If I asked you to tell me about your education, would it involve you telling me where you got your degree?

This is a question often posed by David Blake, the founder of the startup Degreed.com. He makes a great point that when people are asked about their education, they often respond in the context of the university they attended and consider their education to have been completed with a degree. But Degreed is “jailbreaking” that mentality and the status quo of how learning is measured, validated, and packaged.

Now just what is Degreed? "Degreed is a community of college students, professionals, and lifelong learners dedicated to advancing their education. When you join Degreed, you get tools to help you track, organize, share, and validate everything you learn." (Degreed.com).

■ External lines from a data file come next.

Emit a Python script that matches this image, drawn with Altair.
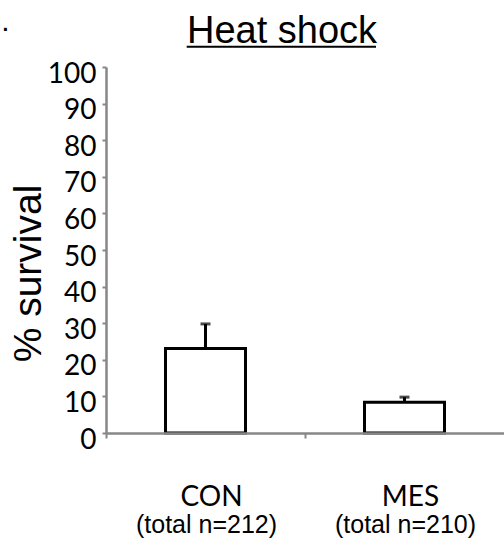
import altair as alt
import pandas as pd

# ---- data ----
categories = ["CON", "MES"]
survival = [23.1, 8.4]          # % survival (bar height)
error_up = [6.7, 1.4]           # upper error bar length
n_total = [212, 210]
y_ticks = [0, 10, 20, 30, 40, 50, 60, 70, 80, 90, 100]
title_text = "Heat shock"
panel_label = "B."
y_title = "% survival"

df = pd.DataFrame({
    "group": categories,
    "survival": survival,
    "upper": [s + e for s, e in zip(survival, error_up)],
    "sub": [f"(total n={n})" for n in n_total],
})
one = pd.DataFrame({"t": [title_text], "p": [panel_label]})

GRAY = "#878787"

x_scale = alt.Scale(domain=categories, paddingInner=0, paddingOuter=0)
y_scale = alt.Scale(domain=[0, 100], nice=False)

x_axis = alt.Axis(labels=False, title=None, ticks=True, tickSize=5,
                  tickColor=GRAY, tickWidth=2, bandPosition=0,
                  domainColor=GRAY, domainWidth=2.5, grid=False, zindex=1)
y_axis = alt.Axis(values=y_ticks, tickSize=4, tickColor=GRAY, tickWidth=2,
                  domainColor=GRAY, domainWidth=2.5, grid=False,
                  labelFont="Lato", labelFontSize=28, labelColor="black",
                  labelPadding=6, labelOverlap=False, labelOffset=7,
                  labelFlush=False,
                  title=y_title, titleFont="Liberation Sans",
                  titleFontSize=39, titleFontWeight="normal",
                  titleColor="black", titleAngle=270,
                  titleX=-66, titleY=206, titleAlign="center",
                  titleBaseline="alphabetic", zindex=1)


def X():
    return alt.X("group:N", scale=x_scale, sort=categories, axis=x_axis)


def Y(field):
    return alt.Y(field, scale=y_scale, axis=y_axis, title=y_title)


base = alt.Chart(df)

bars = base.mark_bar(size=80, fill="white", stroke="black", strokeWidth=3).encode(
    x=X(), y=Y("survival:Q"))

err = base.mark_rule(color="black", strokeWidth=3).encode(
    x=X(), y=Y("survival:Q"), y2="upper:Q")

cap = base.mark_tick(color="black", size=10, thickness=3, orient="horizontal").encode(
    x=X(), y=Y("upper:Q"))

cat_lab = base.mark_text(font="Lato", fontSize=28, color="black",
                         baseline="alphabetic", align="center", dx=6).encode(
    x=X(), y=alt.value(438.7), text="group:N")

sub_lab = base.mark_text(font="Liberation Sans", fontSize=25, color="black",
                         baseline="alphabetic", align="center", dx=1).encode(
    x=X(), y=alt.value(465.5), text="sub:N")

title = alt.Chart(one).mark_text(font="Liberation Sans", fontSize=38, color="black",
                                 baseline="alphabetic", align="center").encode(
    x=alt.value(176), y=alt.value(-24), text="t:N")

underline = alt.Chart(one).mark_rule(color="black", strokeWidth=2).encode(
    x=alt.value(80.7), x2=alt.value(270), y=alt.value(-20.3))

plabel = alt.Chart(one).mark_text(font="Liberation Sans", fontSize=30, color="black",
                                  baseline="alphabetic", align="right").encode(
    x=alt.value(-96.5), y=alt.value(-36), text="p:N")

chart = alt.layer(bars, err, cap, cat_lab, sub_lab, title, underline, plabel).properties(
    width=398, height=366,
    autosize=alt.AutoSizeParams(type="none"),
    padding={"left": 106, "top": 67, "right": 0, "bottom": 121},
    background="white",
).configure_view(stroke=None)

chart.save("out.html", embed_options={"renderer": "svg", "actions": False})
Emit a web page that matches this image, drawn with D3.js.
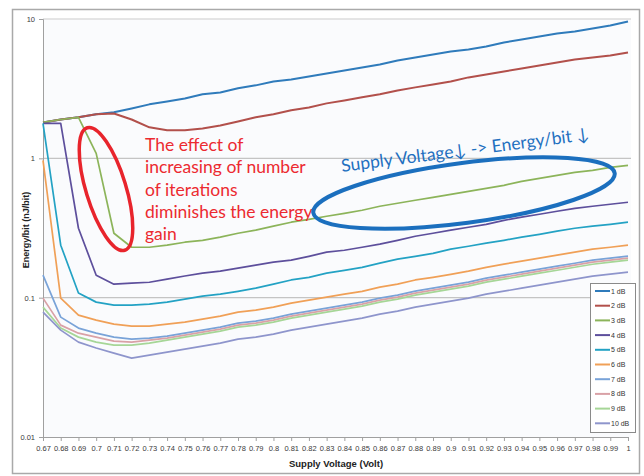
<!DOCTYPE html>
<html>
<head>
<meta charset="utf-8">
<script src="https://cdn.jsdelivr.net/npm/d3@7"></script>
<style>
  body { margin: 0; background: #fff; }
  svg { display: block; font-family: "Liberation Sans", Arial, sans-serif; }
</style>
</head>
<body>
<svg id="chart" width="644" height="476"></svg>
<script>

// supply voltage categories (x axis)
const voltages = ["0.67", "0.68", "0.69", "0.7", "0.71", "0.72", "0.73", "0.74", "0.75", "0.76",
  "0.77", "0.78", "0.79", "0.8", "0.81", "0.82", "0.83", "0.84", "0.85", "0.86", "0.87", "0.88",
  "0.89", "0.9", "0.91", "0.92", "0.93", "0.94", "0.95", "0.96", "0.97", "0.98", "0.99", "1"];

const yTicks = [0.01, 0.1, 1, 10];

// energy per bit (nJ/bit), one array per SNR
const e1dB = [1.81, 1.90, 1.97, 2.07, 2.14, 2.28, 2.44, 2.56, 2.69, 2.88, 2.97, 3.18, 3.34, 3.56,
  3.68, 3.87, 4.07, 4.27, 4.49, 4.72, 5.04, 5.30, 5.57, 5.85, 6.04, 6.35, 6.79, 7.13, 7.49, 7.87,
  8.14, 8.55, 8.98, 9.60];
const e2dB = [1.81, 1.90, 1.97, 2.07, 2.10, 1.90, 1.67, 1.59, 1.59, 1.64, 1.72, 1.84, 1.97, 2.07,
  2.21, 2.32, 2.48, 2.60, 2.74, 2.88, 3.07, 3.23, 3.39, 3.56, 3.81, 4.00, 4.20, 4.42, 4.64, 4.88,
  5.13, 5.30, 5.47, 5.75];
const e3dB = [1.81, 1.90, 1.97, 1.086, 0.290, 0.230, 0.230, 0.238, 0.250, 0.258, 0.272, 0.290,
  0.305, 0.326, 0.348, 0.365, 0.384, 0.403, 0.424, 0.453, 0.476, 0.500, 0.525, 0.552, 0.580,
  0.609, 0.640, 0.684, 0.719, 0.755, 0.794, 0.820, 0.862, 0.891];
const e4dB = [1.78, 1.78, 0.315, 0.145, 0.125, 0.127, 0.129, 0.136, 0.143, 0.150, 0.155, 0.163,
  0.171, 0.180, 0.186, 0.198, 0.212, 0.219, 0.230, 0.242, 0.258, 0.276, 0.290, 0.305, 0.320,
  0.336, 0.359, 0.378, 0.397, 0.417, 0.438, 0.453, 0.468, 0.484];
const e5dB = [1.78, 0.238, 0.108, 0.0929, 0.0884, 0.0884, 0.0898, 0.0929, 0.0975, 0.1025, 0.106,
  0.111, 0.117, 0.125, 0.134, 0.140, 0.150, 0.157, 0.165, 0.177, 0.189, 0.198, 0.208, 0.223,
  0.234, 0.246, 0.258, 0.272, 0.285, 0.300, 0.315, 0.326, 0.336, 0.348];
const e6dB = [0.967, 0.0992, 0.0749, 0.0690, 0.0646, 0.0625, 0.0625, 0.0646, 0.0667, 0.0701,
  0.0737, 0.0787, 0.0813, 0.0855, 0.0913, 0.0960, 0.1008, 0.106, 0.111, 0.119, 0.125, 0.134,
  0.140, 0.147, 0.155, 0.165, 0.174, 0.183, 0.192, 0.202, 0.212, 0.223, 0.230, 0.238];
const e7dB = [0.145, 0.0725, 0.0605, 0.0556, 0.0521, 0.0504, 0.0513, 0.0530, 0.0556, 0.0585,
  0.0615, 0.0657, 0.0679, 0.0713, 0.0762, 0.0800, 0.0841, 0.0884, 0.0929, 0.0992, 0.1042,
  0.1113, 0.1170, 0.1229, 0.1292, 0.1380, 0.1450, 0.1523, 0.1601, 0.1682, 0.1767, 0.1857,
  0.1920, 0.1984];
const e8dB = [0.0992, 0.0635, 0.0556, 0.0521, 0.0488, 0.0480, 0.0496, 0.0513, 0.0538, 0.0566,
  0.0595, 0.0635, 0.0657, 0.0690, 0.0737, 0.0774, 0.0814, 0.0855, 0.0898, 0.0960, 0.1008,
  0.1077, 0.1132, 0.1189, 0.1250, 0.1335, 0.1403, 0.1474, 0.1549, 0.1627, 0.1710, 0.1797,
  0.1857, 0.1920];
const e9dB = [0.0855, 0.0605, 0.0521, 0.0480, 0.0457, 0.0457, 0.0472, 0.0496, 0.0521, 0.0547,
  0.0575, 0.0615, 0.0635, 0.0667, 0.0713, 0.0749, 0.0787, 0.0827, 0.0869, 0.0929, 0.0975,
  0.1042, 0.1095, 0.1151, 0.1209, 0.1292, 0.1357, 0.1426, 0.1498, 0.1574, 0.1654, 0.1738,
  0.1797, 0.1857];
const e10dB = [0.0787, 0.0585, 0.0480, 0.0435, 0.0400, 0.0368, 0.0387, 0.0407, 0.0427, 0.0449,
  0.0472, 0.0504, 0.0521, 0.0547, 0.0585, 0.0615, 0.0646, 0.0679, 0.0713, 0.0762, 0.0800,
  0.0855, 0.0898, 0.0944, 0.0992, 0.1060, 0.1113, 0.1170, 0.1229, 0.1292, 0.1357, 0.1426,
  0.1474, 0.1523];

const seriesNames = ["1 dB", "2 dB", "3 dB", "4 dB", "5 dB", "6 dB", "7 dB", "8 dB", "9 dB", "10 dB"];
const seriesColors = ["#2f7bbb", "#b2504b", "#8cb45a", "#5d4f9c", "#23a2c4",
  "#f0a057", "#79a3d8", "#d9a1a6", "#a6d697", "#8e95cc"];

const redNote = ["The effect of", "increasing of number", "of iterations",
  "diminishes the energy", "gain"];
const blueNote = "Supply Voltage\u2193 -> Energy/bit \u2193";

const series = [e1dB, e2dB, e3dB, e4dB, e5dB, e6dB, e7dB, e8dB, e9dB, e10dB]
  .map((values, i) => ({name: seriesNames[i], color: seriesColors[i], values: values}));

const svg = d3.select("#chart");
const plot = {left: 43, right: 628, top: 19, bottom: 437};

const x = d3.scalePoint().domain(voltages).range([plot.left, plot.right]);
const y = d3.scaleLog().domain([0.01, 10]).range([plot.bottom, plot.top]);

// outer frame and plot background
svg.append("rect")
    .attr("x", 12.5).attr("y", 9.5)
    .attr("width", 627).attr("height", 464)
    .attr("fill", "#fff")
    .attr("stroke", "#a9a9a9")
    .attr("stroke-width", 1.5);

svg.append("rect")
    .attr("x", plot.left).attr("y", plot.top)
    .attr("width", plot.right - plot.left + 3)
    .attr("height", plot.bottom - plot.top)
    .attr("fill", "#fafbfd");

// horizontal gridlines
svg.append("g")
  .selectAll("line")
  .data(yTicks.filter(d => d > 0.01))
  .enter()
  .append("line")
    .attr("x1", plot.left).attr("x2", plot.right + 3)
    .attr("y1", d => y(d)).attr("y2", d => y(d))
    .attr("stroke", d => d == 10 ? "#dcdcdc" : "#c4c4c4")
    .attr("stroke-width", 1.3);

// axes
const xAxis = svg.append("g")
    .attr("transform", `translate(0,${plot.bottom})`)
    .call(d3.axisBottom(x).tickSize(4).tickPadding(5));

const yAxis = svg.append("g")
    .attr("transform", `translate(${plot.left},0)`)
    .call(d3.axisLeft(y).tickValues(yTicks).tickFormat(d => String(d)).tickSize(4).tickPadding(4));

[xAxis, yAxis].forEach(ax => {
  ax.select(".domain").attr("stroke", "#a0a0a0");
  ax.selectAll(".tick line").attr("stroke", "#a0a0a0");
  ax.selectAll(".tick text")
      .attr("fill", "#3a3a3a")
      .style("font-size", "7.5px")
      .style("font-family", "'Liberation Sans', Arial, sans-serif");
});

// axis titles
svg.append("text")
    .attr("x", 336).attr("y", 467)
    .attr("text-anchor", "middle")
    .style("font-size", "9.5px")
    .style("font-weight", "bold")
    .attr("fill", "#222")
    .text("Supply Voltage (Volt)");

svg.append("text")
    .attr("transform", "translate(29,230) rotate(-90)")
    .attr("text-anchor", "middle")
    .style("font-size", "9px")
    .style("font-weight", "bold")
    .attr("fill", "#222")
    .text("Energy/bit (nJ/bit)");

// series lines
const line = d3.line()
    .x((d, i) => x(voltages[i]))
    .y(d => y(d));

svg.append("g")
  .selectAll("path")
  .data(series)
  .enter()
  .append("path")
    .attr("d", d => line(d.values))
    .attr("fill", "none")
    .attr("stroke", d => d.color)
    .attr("stroke-width", (d, i) => i < 2 ? 2 : 1.7)
    .attr("stroke-linejoin", "round");

// legend
const legend = svg.append("g");
legend.append("rect")
    .attr("x", 590.5).attr("y", 283.5)
    .attr("width", 45).attr("height", 149)
    .attr("fill", "#fff")
    .attr("stroke", "#8a8a8a");

const entries = legend.selectAll("g.entry")
  .data(series)
  .enter()
  .append("g")
    .attr("class", "entry")
    .attr("transform", (d, i) => `translate(0,${291 + i * 14.7})`);

entries.append("line")
    .attr("x1", 595).attr("x2", 610)
    .attr("stroke", d => d.color)
    .attr("stroke-width", 2);

entries.append("text")
    .attr("x", 611).attr("y", 2.5)
    .style("font-size", "7px")
    .attr("fill", "#333")
    .text(d => d.name);

// annotations
svg.append("ellipse")
    .attr("transform", "translate(106,189) rotate(-17)")
    .attr("rx", 20).attr("ry", 64)
    .attr("fill", "none")
    .attr("stroke", "#e8242c")
    .attr("stroke-width", 3.5);

svg.append("g")
  .selectAll("text")
  .data(redNote)
  .enter()
  .append("text")
    .attr("x", 145)
    .attr("y", (d, i) => 151 + i * 22.3)
    .style("font-family", "Lato, 'Open Sans', sans-serif")
    .style("font-size", "17.5px")
    .attr("fill", "#ec2a30")
    .text(d => d);

svg.append("ellipse")
    .attr("transform", "translate(464,193) rotate(-7.5)")
    .attr("rx", 152).attr("ry", 30)
    .attr("fill", "none")
    .attr("stroke", "#1b6fbe")
    .attr("stroke-width", 4);

svg.append("text")
    .attr("transform", "translate(342,172) rotate(-7.4)")
    .style("font-family", "Lato, 'Open Sans', sans-serif")
    .style("font-size", "17.5px")
    .attr("fill", "#1f70c0")
    .text(blueNote);

</script>
</body>
</html>
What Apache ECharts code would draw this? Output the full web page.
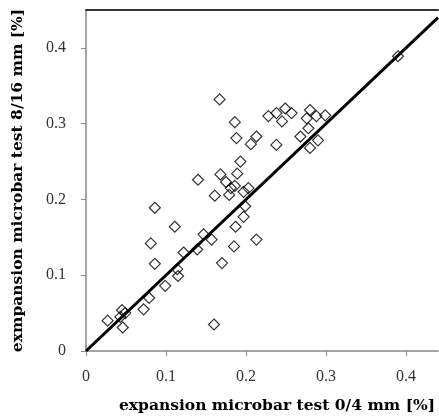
<!DOCTYPE html>
<html>
<head>
<meta charset="utf-8">
<script src="https://cdn.jsdelivr.net/npm/echarts@6/dist/echarts.min.js"></script>
<style>
  html, body { margin: 0; padding: 0; background: #fff; }
  #chart { width: 439px; height: 420px; }
</style>
</head>
<body>
<div id="chart"></div>
<script>
// expansion 0/4 mm (x) vs 8/16 mm (y), in %
var fineExp = [
  0.167, 0.186, 0.188, 0.206, 0.213, 0.193, 0.140, 0.168, 0.189, 0.175,
  0.181, 0.186, 0.179, 0.161, 0.197, 0.203, 0.086, 0.111, 0.199, 0.197,
  0.187, 0.147, 0.157, 0.213, 0.081, 0.185, 0.122, 0.139, 0.086, 0.170,
  0.114, 0.115, 0.099, 0.079, 0.072, 0.045, 0.049, 0.027, 0.043, 0.046,
  0.160, 0.390, 0.228, 0.238, 0.249, 0.257, 0.245, 0.280, 0.288, 0.299,
  0.276, 0.278, 0.268, 0.290, 0.280, 0.238
];
var coarseExp = [
  0.332, 0.302, 0.281, 0.273, 0.283, 0.250, 0.226, 0.233, 0.234, 0.223,
  0.215, 0.218, 0.206, 0.205, 0.210, 0.215, 0.189, 0.164, 0.191, 0.177,
  0.164, 0.154, 0.147, 0.147, 0.142, 0.138, 0.130, 0.134, 0.115, 0.116,
  0.108, 0.099, 0.086, 0.070, 0.055, 0.054, 0.050, 0.040, 0.045, 0.031,
  0.035, 0.389, 0.310, 0.314, 0.320, 0.314, 0.303, 0.318, 0.310, 0.311,
  0.307, 0.294, 0.283, 0.278, 0.268, 0.272
];
// 1:1 reference line
var lineX = [0, 0.44];
var lineY = [0, 0.44];

var points = fineExp.map(function (x, i) { return [x, coarseExp[i]]; });
var linePts = lineX.map(function (x, i) { return [x, lineY[i]]; });

var font = '"Liberation Serif", "DejaVu Serif", serif';
var nameFont = '"DejaVu Serif", serif';

var chart = echarts.init(document.getElementById('chart'));
chart.setOption({
  animation: false,
  grid: { left: 86, right: 1, top: 10, bottom: 69 },
  xAxis: [
    {
      type: 'value',
      min: 0,
      max: 0.44,
      interval: 0.1,
      name: 'expansion microbar test 0/4 mm [%]',
      nameLocation: 'middle',
      nameGap: 47,
      nameTextStyle: { fontFamily: nameFont, fontSize: 15.5, fontWeight: 'bold', color: '#000', padding: [0, 0, 0, 30] },
      axisLine: { lineStyle: { color: '#888', width: 1.5 } },
      axisTick: { inside: false, length: 5, lineStyle: { color: '#888' } },
      axisLabel: { fontFamily: font, fontSize: 16, color: '#333', margin: 18, showMaxLabel: false },
      splitLine: { show: false }
    },
    {
      type: 'value',
      position: 'top',
      min: 0,
      max: 0.44,
      axisLine: { show: true, lineStyle: { color: '#333', width: 2 } },
      axisTick: { show: false },
      axisLabel: { show: false },
      splitLine: { show: false }
    }
  ],
  yAxis: {
    type: 'value',
    min: 0,
    max: 0.45,
    interval: 0.1,
    name: 'exmpansion microbar test 8/16 mm [%]',
    nameLocation: 'middle',
    nameGap: 60,
    nameTextStyle: { fontFamily: nameFont, fontSize: 15.5, fontWeight: 'bold', color: '#000' },
    axisLine: { show: true, lineStyle: { color: '#888', width: 1.5 } },
    axisTick: { show: true, inside: false, length: 5, lineStyle: { color: '#888' } },
    axisLabel: { fontFamily: font, fontSize: 16, color: '#333', margin: 20, showMaxLabel: false },
    splitLine: { show: false }
  },
  series: [
    {
      type: 'line',
      data: linePts,
      symbol: 'none',
      lineStyle: { color: '#000', width: 3 },
      z: 3
    },
    {
      type: 'scatter',
      data: points,
      symbol: 'diamond',
      symbolSize: 11,
      itemStyle: { color: 'rgba(255,255,255,0)', borderColor: '#000', borderWidth: 1.2 },
      z: 4
    }
  ]
});
</script>
</body>
</html>
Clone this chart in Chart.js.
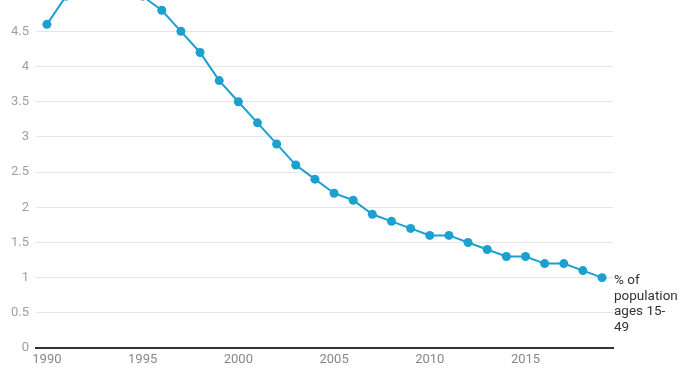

Just for fun, I signed up for a (forever free) account. From my bit of exploring, Degreed is basically assigning a point value to your formal and informal learning, everything from a degree earned to an article read. You input your learning experiences and Degreed calculates a score. For my degree in education, a Google Summit, and the past two years I have been teaching at my current school, my score is at 3450 points. What that really means to me or a prospective employer? I don't know yet. What does it means to the Colorado Department of Education? Nothing. But I really hope that someday it does. It would save me a lot of trouble trying to track and calculate all the professional development hours I need to renew my license every five years.

degreed profile.png

I must digress to tell you how happy I am to see universities and their degrees get disrupted. Don't get me wrong, I'm happy to have a degree and even happier to pursue my master's. But there has got to be a better way or as Blake puts it, "valid currency". Back in the olden days, a university degree guaranteed you a stable career and financial success. That's not the case anymore, and you’re lucky if you don’t come out $40,000 or more in the hole. That’s if you were even able to go to college in the first place. Not to mention the notion that your education should continue well beyond your early 20s. If someone has figured out how to do that, more power to them!

I have some questions about how this all works at Degreed… and I have questions I don’t even know I have. I would love to see a FAQ section on Degreed.com as I’m pretty sure a lot of people have similar questions. One big question is: Are we ready for this kind of divergent thinking. I am. What about you?